Abierta flor, la  luna en el despejado cielo que alberga los mil secretos de la existencia. Yael introduce la mano derecha al bolso y toca el metal tibio. Lo acaricia y emerge la llave en contrapunto a la luna. Puede la oscuridad tomar nombre de eclipse y esconder la mitad del disco de claridad para que los dibukim (diablos traviesos, almas transmigradas) se pongan a jugar malas pasadas a los miedosos. Puede que el eclipse te permita hacer girar la llave en esta cerradura y que la puerta comience  a abrirse. Los goznes están casi deshechos. Las maderas se niegan a dejar de crujir. Los siglos en las cuarteaduras de las hojas de leño. Yael metió la llave y aguardó. En buenas cuentas los milagros vienen a ser frutos de la voluntad, otras veces el azar se encarga de disponer los elementos para que los deseos tengan cumplimiento. La mano delicada pocas fuerzas tiene para mover el tiempo anidado en los vericueto de una cerradura – Abuela, abuela,   ¿hacia cual lado debo girar nuestra llave?- Acuérdate del Talmud. Allí se halla la raíz de la sabiduría. 

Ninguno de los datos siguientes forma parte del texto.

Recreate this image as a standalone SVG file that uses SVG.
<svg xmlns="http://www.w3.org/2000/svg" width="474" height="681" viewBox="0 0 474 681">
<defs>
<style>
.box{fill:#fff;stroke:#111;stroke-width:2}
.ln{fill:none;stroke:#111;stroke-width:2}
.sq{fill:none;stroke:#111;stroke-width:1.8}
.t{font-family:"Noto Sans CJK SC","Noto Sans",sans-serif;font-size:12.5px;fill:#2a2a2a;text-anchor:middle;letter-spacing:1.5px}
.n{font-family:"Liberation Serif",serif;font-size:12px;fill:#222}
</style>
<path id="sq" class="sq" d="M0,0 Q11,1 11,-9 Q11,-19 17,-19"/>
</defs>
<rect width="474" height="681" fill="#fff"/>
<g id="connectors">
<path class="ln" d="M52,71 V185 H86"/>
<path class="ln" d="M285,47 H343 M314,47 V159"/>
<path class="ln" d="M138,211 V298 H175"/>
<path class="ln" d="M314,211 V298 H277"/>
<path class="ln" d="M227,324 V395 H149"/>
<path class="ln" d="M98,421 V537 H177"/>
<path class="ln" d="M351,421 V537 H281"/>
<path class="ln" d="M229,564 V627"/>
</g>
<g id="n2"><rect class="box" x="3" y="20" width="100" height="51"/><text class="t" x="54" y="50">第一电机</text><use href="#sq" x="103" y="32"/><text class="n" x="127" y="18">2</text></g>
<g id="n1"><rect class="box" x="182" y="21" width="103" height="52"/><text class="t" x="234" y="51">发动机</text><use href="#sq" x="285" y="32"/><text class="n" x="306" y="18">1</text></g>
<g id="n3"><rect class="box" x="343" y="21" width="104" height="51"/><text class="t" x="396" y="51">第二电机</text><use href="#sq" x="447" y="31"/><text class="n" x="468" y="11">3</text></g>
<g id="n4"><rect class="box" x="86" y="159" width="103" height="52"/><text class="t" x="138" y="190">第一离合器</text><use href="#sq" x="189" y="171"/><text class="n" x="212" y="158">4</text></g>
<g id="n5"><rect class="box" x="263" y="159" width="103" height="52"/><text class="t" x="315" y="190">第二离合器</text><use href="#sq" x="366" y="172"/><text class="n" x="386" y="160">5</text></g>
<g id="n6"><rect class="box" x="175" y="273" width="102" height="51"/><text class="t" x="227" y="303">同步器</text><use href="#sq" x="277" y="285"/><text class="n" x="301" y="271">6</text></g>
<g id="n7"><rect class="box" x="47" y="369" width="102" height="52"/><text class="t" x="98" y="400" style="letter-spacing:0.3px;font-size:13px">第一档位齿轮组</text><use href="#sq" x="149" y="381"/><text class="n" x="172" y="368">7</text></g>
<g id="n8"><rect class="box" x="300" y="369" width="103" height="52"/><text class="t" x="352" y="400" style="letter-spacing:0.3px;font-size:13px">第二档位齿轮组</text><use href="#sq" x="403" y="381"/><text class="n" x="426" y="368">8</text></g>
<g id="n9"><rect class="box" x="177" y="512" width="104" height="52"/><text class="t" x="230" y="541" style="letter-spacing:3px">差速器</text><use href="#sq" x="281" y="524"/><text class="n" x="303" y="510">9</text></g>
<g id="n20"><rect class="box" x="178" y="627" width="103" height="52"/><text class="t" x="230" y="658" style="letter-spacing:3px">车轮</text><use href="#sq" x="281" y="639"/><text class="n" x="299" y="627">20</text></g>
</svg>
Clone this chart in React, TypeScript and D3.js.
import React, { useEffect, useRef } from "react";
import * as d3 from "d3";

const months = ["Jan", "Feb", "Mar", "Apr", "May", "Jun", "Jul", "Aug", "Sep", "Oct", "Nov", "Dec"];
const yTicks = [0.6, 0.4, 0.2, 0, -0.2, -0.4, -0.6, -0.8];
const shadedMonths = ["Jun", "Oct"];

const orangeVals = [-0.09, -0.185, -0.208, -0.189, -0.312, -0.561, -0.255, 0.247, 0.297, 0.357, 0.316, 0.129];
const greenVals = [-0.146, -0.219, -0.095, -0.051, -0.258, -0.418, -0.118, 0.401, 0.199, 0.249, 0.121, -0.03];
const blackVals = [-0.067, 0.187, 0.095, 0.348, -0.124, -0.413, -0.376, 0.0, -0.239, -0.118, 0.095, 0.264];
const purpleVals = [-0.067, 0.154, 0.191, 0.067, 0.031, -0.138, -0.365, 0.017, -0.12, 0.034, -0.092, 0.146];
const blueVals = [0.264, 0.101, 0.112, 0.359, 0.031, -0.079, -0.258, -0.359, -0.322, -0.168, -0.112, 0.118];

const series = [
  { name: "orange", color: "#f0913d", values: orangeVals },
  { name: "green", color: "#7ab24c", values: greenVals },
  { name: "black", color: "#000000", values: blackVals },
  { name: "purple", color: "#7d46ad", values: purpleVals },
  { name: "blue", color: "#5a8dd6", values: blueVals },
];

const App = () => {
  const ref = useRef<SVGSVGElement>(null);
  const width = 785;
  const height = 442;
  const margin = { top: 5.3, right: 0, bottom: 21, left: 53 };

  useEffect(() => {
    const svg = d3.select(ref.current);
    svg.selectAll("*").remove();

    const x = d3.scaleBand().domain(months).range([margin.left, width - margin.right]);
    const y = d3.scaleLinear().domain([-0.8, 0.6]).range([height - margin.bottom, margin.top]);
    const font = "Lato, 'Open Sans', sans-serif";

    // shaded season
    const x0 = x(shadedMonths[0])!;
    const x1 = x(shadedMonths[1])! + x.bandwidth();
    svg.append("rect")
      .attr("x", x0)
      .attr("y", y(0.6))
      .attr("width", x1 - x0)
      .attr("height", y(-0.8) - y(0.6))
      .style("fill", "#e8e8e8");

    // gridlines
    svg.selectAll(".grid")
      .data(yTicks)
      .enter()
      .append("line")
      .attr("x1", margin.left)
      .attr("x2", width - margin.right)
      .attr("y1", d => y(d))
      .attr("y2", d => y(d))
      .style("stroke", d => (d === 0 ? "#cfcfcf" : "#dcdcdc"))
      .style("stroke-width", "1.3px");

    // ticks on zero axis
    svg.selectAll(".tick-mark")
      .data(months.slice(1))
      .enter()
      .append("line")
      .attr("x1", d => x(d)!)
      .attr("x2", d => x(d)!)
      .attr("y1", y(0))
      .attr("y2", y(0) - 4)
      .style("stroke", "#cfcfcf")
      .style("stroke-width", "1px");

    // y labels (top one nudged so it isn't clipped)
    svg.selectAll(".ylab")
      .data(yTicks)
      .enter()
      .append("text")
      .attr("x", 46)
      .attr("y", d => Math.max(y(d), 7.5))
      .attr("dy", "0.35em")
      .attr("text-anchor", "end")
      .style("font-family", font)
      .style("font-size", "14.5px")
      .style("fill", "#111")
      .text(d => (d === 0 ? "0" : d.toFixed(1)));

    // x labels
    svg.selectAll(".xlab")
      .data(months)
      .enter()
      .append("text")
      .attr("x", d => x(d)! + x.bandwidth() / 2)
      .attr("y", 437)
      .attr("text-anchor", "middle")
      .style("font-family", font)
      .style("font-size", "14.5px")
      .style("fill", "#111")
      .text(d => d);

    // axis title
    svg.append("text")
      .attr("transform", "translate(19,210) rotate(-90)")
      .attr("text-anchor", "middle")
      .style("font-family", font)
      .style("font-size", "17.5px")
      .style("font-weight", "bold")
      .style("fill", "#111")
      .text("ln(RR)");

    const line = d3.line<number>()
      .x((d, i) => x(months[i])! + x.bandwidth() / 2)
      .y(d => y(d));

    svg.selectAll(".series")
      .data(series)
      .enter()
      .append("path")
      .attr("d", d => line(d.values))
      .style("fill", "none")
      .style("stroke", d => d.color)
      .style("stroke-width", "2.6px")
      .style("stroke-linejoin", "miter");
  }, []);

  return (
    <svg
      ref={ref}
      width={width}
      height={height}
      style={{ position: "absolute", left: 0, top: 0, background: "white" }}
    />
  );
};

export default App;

Escasas fuerzas lo pueden todo cuando la luz penetra tu cerebro y las tinieblas dejan paso a la imagen buscada desde el fondo de los días. Así ocurrió en el instante primero de la creación. Abandonar los miedos. Enfrentar el precipicio. Son las sendas para lograr vencer. Que no te asalte la fragancia únicamente en los sentidos. Yael, conviértela en parte tuya. La luna en flor. El cielo despejado. No dejes que la danza de los dybukim te distraiga. 

Yael hizo los movimientos que precisaba. Algo se estremeció en su ser íntegro. La llave abre a una casa de baldosas cubiertas de fino musgo que la recibe con las voces percibidas desde toda la vida. Entrades, ninya pretziosa. Las tus ojos son violeta e tus cabelos pretos. La piel fermosa de aljófar blanco. Entrades, ninya pretziosa. Non yorades ke hora es de alegría.

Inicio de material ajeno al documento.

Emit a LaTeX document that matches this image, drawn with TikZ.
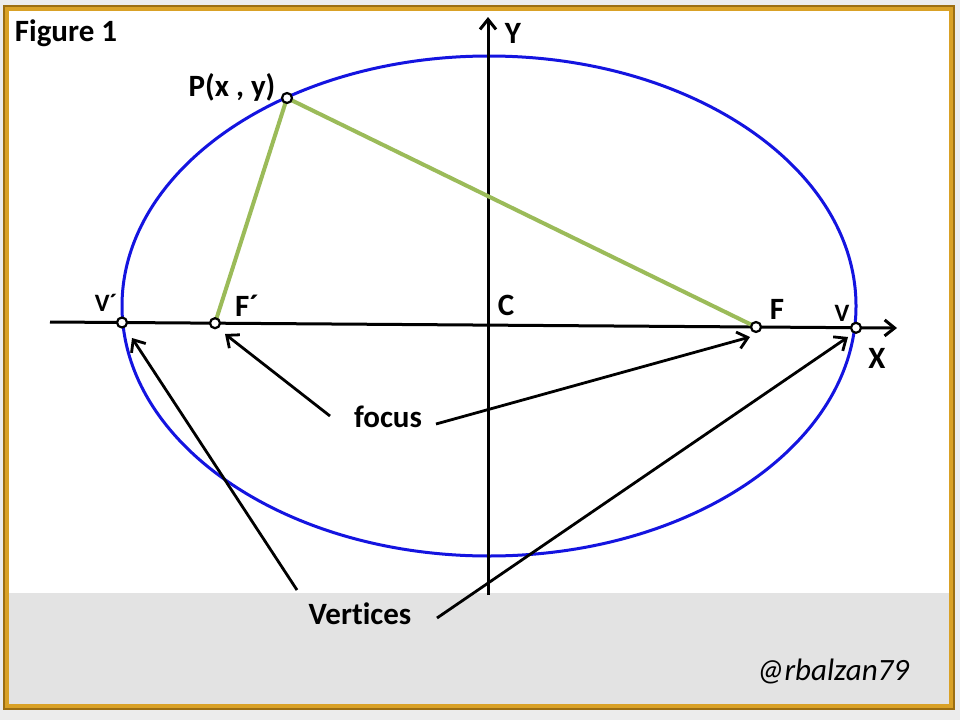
\documentclass[tikz,border=0pt]{standalone}
\usepackage{fontspec}
\setmainfont{Carlito}[Ligatures={NoCommon}]
\usetikzlibrary{arrows.meta}
\definecolor{gold}{HTML}{D9A126}
\definecolor{golddark}{HTML}{9C6E12}
\definecolor{band}{HTML}{E3E3E3}
\definecolor{outside}{HTML}{ECECEC}
\definecolor{ellblue}{HTML}{1414E0}
\definecolor{seggreen}{HTML}{9BBB59}
\tikzset{
  lbl/.style={font=\fontsize{31}{32}\selectfont\bfseries, inner sep=0pt},
  small/.style={font=\fontsize{25}{26}\selectfont\bfseries, inner sep=0pt},
  dot/.style={circle, draw=black, fill=white, line width=2.2pt, minimum size=10pt, inner sep=0pt},
  axis/.style={line width=3pt, -{Straight Barb[length=10pt,width=16pt,line width=3pt]}},
  pointer/.style={line width=2.8pt, -{Straight Barb[length=10pt,width=17pt,line width=2.8pt]}},
  seg/.style={line width=4pt, seggreen},
}
\begin{document}
\begin{tikzpicture}[x=1pt,y=-1pt]
\useasboundingbox (0,0) rectangle (960,720);
% backgrounds
\fill[outside] (0,0) rectangle (960,720);
\fill[white] (6,8) rectangle (952,593);
\fill[band] (6,593) rectangle (952,707);
% frame
\draw[golddark, line width=2pt] (4,6) rectangle (954,709);
\draw[gold, line width=4pt] (7,9) rectangle (951,706);
% ellipse
\draw[ellblue, line width=3pt] (489,306) ellipse [x radius=367, y radius=250];
% axes
\coordinate (xs) at (50,322);
\coordinate (xe) at (897,328);
\coordinate (ys) at (488,595);
\coordinate (ye) at (488,17);
\draw[axis] (xs) -- (xe);
\draw[axis] (ys) -- (ye);
% points
\coordinate (Pc) at (287,98);
\coordinate (Fpc) at (215,323.2);
\coordinate (Fc) at (756,327);
\draw[seg] (Pc) -- (Fpc);
\draw[seg] (Pc) -- (Fc);
\node[dot] (P) at (Pc) {};
\node[dot] (Fp) at (Fpc) {};
\node[dot] (F) at (Fc) {};
\node[dot] (Vp) at (122,322.5) {};
\node[dot] (V) at (856,327.8) {};
% labels
\node[lbl] (fig) at (66,33) {Figure 1};
\node[lbl] (Plbl) at (232,87) {P(x , y)};
\node[lbl] (Ylbl) at (513,33) {Y};
\node[lbl] (Clbl) at (506,305) {C};
\node[lbl] (Flbl) at (777,309) {F};
\node[small] (Vlbl) at (842,313) {V};
\node[lbl] (Xlbl) at (877,358) {X};
\node[small] (Vplbl) at (106,303) {V´};
\node[lbl] (Fplbl) at (247,306) {F´};
\node[lbl] (focus) at (388,417) {focus};
\node[lbl] (vert) at (360,614) {Vertices};
\node[font=\fontsize{31}{32}\selectfont\itshape, inner sep=0pt] (sig) at (833,671) {@rbalzan79};
% pointers
\coordinate (f1) at (330,416);
\coordinate (f2) at (436,424);
\coordinate (v1) at (297,590);
\coordinate (v2) at (437,618);
\draw[pointer] (f1) -- (225,334);
\draw[pointer] (f2) -- (750,337);
\draw[pointer] (v1) -- (132,338);
\draw[pointer] (v2) -- (848,337);
\end{tikzpicture}
\end{document}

Abierta flor la luna El cielo despejado alberga mil secretos. La mano hace girar al mundo. Mejor dicho, a esa parte del universo escondida en un recodo del tiempo por gracia de la llave. En virtud de la justicia que ha tardado miles de meses. De nuevo Sepharad. Entrades, ninya pretziosa. Dormidos estuvieron los muros desde cuando hubieron de salir  a prisa, con la garganta hecha nudo y la vida pendiendo del ansia de poder de los no tan Católicos Reyes. Hubo llanto y crujir de dientes. Carreras hacia los oscuros lugares del dolor. Meter entre las ropas cuanto se puede para  la huída. En la cintura las monedas y al cuello la llave de la casa. Esa huída medida en centurias. Siempre escondida la verdadera lengua. Sometida al miedo. Descubrir mil regiones de la tierra. Siempre de viaje. Cuando empieza a  echar raíces el trashumante, de nuevo la vida y el temor a perderla hace tomar el báculo y partir. Repetidos los siglos. La misma carrera por las estaciones de la clepsidra. Hubo llanto y crujir de dientes  . Pero también  quedaron las canciones. Y los romances. Y las leyendas. Las consejas. Las endechas. En medio de la noche, a la mitad exacta de los jazmines, Yael entrando por gracia de la llave. Con sus ojos de niña que tantas veces la miraron distinta a las demás. Colgada fuera del mazo en un clavo grueso. Plateada de luna, sí. Ahora los dientes se han limpiado del moho. Hacer girar las tinieblas para que Yael conozca el reino de luz guardado. Entrades, ninya pretziosa. Es hora de alegría. Allí están todas tus imágenes. Las blanca cenefas en los balcones y los pesados cortinajes de damasco. El aire ha comenzado a espantar el polvo de los muebles. Allí los ojos glaucos y color de la aceituna. Las barbas  y alardares. Es el premio por no haber abjurado de los orígenes. Conversos, sí. Tal vez vilipendiados. Perseguidos por ambos costados. Es tu premio, Yael. Si miras a un espejo, en tu rostro permanece el rostro querido de ella. No has de bajar la voz. No más ceremonias a escondidas.

Meter entre las ropas cuanto se pueda para la huída. En la cintura, las monedas y al cuello, la llave de la casa. Esa huída medida en centurias. Siempre escondida la verdadera lengua.